Se aprecia en la generosa cocina abierta al patio, igual que la estancia del salón, en la planta de arriba, donde figura hasta una sala de pilates, o en el taller en el que el propietario trabaja de sol a sol desde que consiguió dedicarse a la pintura a tiempo completo tras años como lingüista e intérprete.
¿Y qué hay del mobiliario? "Como no quería que le robara protagonismo al caparazón de la casa, lo reduje al máximo". Según él, tan solo colocó una pareja de sofás Togo diseñados por Michel Ducaroy para la firma francesa Ligne Roset en 1973 y algunas piezas del danés Børge Mogensen que atestiguan de dónde proviene Peistrup, diseños que ya tenía de sus anteriores viviendas. O la mesa del comedor hecha por el artista en madera de pino, desde la que ha mantenido una larga conversación sobre esta casa en la que lleva ya viviendo casi un año, y que le ha ayudado a conocer mucho mejor a la gente de la que se rodea. A medir su sensibilidad.

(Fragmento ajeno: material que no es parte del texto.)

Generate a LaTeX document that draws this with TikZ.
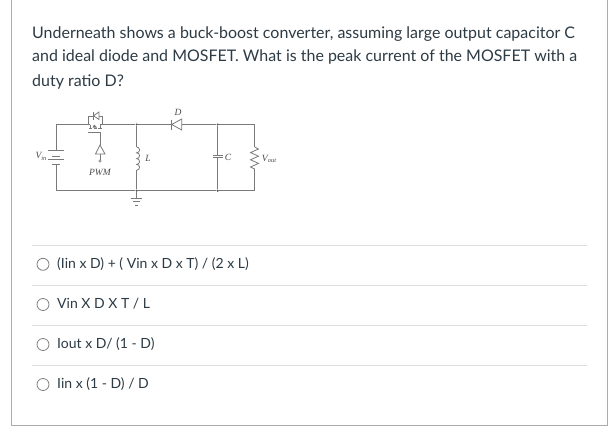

"Por supuesto que algunos me vinieron con los comentarios típicos de cómo iba a calentar la vivienda, a qué se debía esa altura o si había pensado en la acústica. Muchos me decían que me había vuelto loco, cosa que, ojo, yo también he pensado muchas veces". De nuevo, ríe. "Luego hubo personas muy cercanas que vieron la casa y la entendieron en seguida. Sabían que era un espacio mágico", concluye. "Y esa gente, no voy a mentir, es mi favorita a día de hoy".